What to work on :: Begin with the first line of the listing and quote every line through the one containing "import pandas as pd"; give only those lines.

(Records with drawing code)
★ ★ ★

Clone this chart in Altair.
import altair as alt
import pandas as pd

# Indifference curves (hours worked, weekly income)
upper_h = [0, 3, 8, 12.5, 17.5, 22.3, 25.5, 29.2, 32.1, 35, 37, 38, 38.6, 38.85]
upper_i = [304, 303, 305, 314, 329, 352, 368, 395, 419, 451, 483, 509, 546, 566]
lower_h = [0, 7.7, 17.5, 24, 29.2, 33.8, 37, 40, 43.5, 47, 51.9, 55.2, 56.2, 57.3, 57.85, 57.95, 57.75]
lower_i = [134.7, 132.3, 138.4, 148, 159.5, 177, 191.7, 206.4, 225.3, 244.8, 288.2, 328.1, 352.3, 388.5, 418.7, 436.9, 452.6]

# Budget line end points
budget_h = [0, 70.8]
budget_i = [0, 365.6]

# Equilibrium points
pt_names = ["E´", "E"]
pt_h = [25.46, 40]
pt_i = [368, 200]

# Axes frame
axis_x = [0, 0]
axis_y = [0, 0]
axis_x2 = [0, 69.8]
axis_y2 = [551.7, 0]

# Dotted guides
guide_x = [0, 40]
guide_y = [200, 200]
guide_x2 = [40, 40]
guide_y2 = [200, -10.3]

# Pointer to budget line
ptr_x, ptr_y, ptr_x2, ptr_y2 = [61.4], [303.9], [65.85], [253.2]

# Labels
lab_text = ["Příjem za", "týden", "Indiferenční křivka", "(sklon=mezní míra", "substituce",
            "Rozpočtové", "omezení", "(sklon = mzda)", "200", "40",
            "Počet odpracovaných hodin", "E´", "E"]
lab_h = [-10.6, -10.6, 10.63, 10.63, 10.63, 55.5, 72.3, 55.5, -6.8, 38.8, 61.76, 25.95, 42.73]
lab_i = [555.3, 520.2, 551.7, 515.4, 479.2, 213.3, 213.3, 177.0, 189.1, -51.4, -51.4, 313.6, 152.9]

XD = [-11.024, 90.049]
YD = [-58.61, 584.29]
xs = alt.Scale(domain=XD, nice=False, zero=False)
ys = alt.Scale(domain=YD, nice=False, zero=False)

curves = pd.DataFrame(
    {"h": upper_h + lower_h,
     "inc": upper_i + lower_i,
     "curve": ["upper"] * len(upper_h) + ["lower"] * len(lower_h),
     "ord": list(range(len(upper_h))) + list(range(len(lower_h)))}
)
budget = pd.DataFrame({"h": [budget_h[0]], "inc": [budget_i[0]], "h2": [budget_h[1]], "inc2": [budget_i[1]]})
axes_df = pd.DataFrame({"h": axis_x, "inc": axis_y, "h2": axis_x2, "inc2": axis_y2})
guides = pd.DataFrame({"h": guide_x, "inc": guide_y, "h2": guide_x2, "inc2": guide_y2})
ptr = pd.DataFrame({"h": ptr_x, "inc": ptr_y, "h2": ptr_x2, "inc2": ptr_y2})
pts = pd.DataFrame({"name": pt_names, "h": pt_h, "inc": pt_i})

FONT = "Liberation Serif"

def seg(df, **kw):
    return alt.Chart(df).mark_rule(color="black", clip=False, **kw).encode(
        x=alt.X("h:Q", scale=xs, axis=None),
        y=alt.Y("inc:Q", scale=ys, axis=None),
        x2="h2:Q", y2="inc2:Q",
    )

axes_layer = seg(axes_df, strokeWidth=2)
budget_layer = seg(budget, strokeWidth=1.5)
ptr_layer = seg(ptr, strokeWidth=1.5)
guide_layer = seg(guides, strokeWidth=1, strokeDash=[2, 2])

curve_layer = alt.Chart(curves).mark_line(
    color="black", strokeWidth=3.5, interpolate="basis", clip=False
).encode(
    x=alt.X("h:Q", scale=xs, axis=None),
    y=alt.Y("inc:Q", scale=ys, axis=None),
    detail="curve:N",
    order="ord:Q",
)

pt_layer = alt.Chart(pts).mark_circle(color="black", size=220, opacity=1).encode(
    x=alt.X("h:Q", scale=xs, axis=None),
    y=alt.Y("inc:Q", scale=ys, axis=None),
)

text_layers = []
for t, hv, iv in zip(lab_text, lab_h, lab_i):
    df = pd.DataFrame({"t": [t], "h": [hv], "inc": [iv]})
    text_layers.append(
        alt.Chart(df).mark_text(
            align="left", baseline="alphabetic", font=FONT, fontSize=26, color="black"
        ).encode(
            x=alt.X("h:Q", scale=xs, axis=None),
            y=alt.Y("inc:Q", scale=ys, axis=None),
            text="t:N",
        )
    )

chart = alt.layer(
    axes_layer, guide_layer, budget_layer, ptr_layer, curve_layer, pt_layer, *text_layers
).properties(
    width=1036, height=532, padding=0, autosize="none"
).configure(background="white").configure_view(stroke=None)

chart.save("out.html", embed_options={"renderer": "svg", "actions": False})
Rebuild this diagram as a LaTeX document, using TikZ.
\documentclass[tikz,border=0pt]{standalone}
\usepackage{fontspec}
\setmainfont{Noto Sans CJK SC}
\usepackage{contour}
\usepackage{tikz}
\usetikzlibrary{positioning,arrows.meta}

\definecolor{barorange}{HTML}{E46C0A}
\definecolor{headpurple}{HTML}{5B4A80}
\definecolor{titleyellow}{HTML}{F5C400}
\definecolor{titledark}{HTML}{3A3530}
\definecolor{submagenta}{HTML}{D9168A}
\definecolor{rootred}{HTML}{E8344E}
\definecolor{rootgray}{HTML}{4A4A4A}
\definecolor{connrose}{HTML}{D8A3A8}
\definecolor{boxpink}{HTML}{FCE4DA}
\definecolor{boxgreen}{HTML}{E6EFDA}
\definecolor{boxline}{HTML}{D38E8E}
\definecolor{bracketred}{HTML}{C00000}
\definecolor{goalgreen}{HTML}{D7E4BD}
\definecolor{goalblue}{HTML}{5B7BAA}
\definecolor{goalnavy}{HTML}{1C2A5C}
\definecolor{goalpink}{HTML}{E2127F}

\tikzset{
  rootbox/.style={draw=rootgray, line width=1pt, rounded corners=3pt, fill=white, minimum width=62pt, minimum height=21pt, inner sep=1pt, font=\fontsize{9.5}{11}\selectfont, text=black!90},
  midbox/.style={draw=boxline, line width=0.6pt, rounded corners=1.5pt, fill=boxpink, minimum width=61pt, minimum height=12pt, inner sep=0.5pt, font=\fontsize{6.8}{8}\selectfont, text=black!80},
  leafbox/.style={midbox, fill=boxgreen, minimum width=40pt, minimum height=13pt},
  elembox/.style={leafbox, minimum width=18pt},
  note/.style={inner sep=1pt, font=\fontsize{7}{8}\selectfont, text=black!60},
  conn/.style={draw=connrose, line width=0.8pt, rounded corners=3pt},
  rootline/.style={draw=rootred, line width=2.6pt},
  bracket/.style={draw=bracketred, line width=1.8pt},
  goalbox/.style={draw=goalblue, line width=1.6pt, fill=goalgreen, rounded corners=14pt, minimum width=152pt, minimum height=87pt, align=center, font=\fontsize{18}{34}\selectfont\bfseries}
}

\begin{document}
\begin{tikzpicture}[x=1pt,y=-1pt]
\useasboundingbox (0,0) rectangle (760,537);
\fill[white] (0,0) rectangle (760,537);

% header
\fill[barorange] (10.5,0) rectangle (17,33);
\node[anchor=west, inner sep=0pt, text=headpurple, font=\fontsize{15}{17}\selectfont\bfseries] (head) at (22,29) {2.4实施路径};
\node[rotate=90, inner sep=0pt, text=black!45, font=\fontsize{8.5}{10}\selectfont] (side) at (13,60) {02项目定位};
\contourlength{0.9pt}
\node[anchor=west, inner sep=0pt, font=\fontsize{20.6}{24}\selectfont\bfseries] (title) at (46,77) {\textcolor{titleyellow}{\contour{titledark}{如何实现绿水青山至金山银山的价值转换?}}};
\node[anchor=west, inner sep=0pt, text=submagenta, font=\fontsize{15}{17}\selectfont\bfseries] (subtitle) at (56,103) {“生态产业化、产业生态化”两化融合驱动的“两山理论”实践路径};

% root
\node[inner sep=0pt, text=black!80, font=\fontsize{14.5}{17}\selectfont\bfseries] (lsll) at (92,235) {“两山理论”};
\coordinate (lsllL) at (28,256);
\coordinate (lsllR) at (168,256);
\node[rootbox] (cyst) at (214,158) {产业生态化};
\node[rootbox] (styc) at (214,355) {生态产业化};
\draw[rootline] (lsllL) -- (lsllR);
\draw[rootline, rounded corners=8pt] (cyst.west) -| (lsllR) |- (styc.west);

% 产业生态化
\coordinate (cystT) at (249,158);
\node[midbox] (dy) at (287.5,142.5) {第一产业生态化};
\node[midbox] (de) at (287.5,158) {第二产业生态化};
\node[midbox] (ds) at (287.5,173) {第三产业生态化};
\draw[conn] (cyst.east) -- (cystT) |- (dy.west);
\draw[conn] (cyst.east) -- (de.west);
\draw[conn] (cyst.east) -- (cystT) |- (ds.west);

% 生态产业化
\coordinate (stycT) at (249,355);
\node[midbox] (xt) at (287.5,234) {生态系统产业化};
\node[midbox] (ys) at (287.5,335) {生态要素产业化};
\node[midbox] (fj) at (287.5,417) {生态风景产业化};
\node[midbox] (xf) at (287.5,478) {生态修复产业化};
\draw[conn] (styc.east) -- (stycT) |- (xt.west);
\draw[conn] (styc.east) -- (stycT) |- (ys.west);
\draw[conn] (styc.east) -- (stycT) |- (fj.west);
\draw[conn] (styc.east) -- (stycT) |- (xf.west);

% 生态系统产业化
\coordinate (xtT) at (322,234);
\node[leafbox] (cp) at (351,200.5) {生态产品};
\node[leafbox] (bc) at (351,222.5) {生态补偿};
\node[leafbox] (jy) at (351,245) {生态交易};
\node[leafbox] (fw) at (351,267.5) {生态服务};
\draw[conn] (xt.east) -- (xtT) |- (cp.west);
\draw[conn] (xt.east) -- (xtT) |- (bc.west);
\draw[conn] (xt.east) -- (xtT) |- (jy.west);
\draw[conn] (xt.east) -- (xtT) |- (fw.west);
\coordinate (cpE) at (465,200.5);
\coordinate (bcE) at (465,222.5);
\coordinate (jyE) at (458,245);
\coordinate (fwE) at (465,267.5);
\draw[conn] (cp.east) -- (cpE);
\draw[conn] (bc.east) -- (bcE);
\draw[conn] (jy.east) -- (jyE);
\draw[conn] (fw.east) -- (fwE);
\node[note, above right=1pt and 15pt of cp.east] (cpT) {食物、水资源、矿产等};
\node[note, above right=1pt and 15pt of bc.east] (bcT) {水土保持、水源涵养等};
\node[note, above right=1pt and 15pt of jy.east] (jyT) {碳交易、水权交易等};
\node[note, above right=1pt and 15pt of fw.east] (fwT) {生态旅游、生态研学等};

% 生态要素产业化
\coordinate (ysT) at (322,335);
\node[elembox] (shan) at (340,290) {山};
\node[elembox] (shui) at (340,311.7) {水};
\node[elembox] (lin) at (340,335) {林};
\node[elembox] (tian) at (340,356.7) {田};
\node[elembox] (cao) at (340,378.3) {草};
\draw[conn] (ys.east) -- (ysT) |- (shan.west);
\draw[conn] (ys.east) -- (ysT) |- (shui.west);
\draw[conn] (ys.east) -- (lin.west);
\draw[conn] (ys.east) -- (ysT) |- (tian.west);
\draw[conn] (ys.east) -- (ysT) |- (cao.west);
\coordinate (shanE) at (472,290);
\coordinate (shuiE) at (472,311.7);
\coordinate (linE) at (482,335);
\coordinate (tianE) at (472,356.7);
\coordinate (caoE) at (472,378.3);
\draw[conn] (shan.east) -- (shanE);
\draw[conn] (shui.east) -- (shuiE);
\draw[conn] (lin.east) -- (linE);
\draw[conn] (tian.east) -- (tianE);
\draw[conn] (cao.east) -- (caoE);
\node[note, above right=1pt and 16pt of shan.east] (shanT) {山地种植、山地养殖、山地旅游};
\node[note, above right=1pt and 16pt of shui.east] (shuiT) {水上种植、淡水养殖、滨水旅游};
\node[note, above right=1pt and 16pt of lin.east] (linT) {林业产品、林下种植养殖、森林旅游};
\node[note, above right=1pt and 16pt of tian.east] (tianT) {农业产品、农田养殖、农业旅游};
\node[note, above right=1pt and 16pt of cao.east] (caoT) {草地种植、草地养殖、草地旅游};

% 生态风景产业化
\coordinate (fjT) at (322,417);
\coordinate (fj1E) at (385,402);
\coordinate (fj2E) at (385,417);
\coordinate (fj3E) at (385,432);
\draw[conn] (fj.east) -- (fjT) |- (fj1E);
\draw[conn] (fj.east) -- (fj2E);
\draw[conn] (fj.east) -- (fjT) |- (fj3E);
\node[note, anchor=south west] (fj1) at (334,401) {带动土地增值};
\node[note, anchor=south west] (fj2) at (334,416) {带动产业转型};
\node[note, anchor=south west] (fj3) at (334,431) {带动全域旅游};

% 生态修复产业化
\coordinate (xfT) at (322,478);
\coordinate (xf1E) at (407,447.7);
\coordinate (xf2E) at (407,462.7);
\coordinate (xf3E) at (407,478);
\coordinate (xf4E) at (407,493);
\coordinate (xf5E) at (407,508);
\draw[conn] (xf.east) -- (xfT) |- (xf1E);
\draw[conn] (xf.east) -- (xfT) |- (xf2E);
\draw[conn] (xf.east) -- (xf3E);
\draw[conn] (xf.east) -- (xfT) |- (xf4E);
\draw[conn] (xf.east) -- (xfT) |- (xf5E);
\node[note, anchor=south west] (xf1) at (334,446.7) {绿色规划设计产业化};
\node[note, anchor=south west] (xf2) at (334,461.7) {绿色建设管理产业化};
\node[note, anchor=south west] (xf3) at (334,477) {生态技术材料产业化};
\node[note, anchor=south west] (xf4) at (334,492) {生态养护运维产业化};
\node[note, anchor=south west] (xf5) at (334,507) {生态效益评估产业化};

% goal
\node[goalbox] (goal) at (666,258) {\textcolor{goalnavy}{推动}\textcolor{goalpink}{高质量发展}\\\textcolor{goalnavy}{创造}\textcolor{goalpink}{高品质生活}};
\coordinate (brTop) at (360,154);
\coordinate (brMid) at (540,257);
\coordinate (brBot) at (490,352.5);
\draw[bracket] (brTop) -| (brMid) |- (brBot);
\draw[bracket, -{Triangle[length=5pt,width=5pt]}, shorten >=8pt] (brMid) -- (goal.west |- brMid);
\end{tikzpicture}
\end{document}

★ ★ ★

Right answer ::
Clone this chart in Altair.
import altair as alt
import pandas as pd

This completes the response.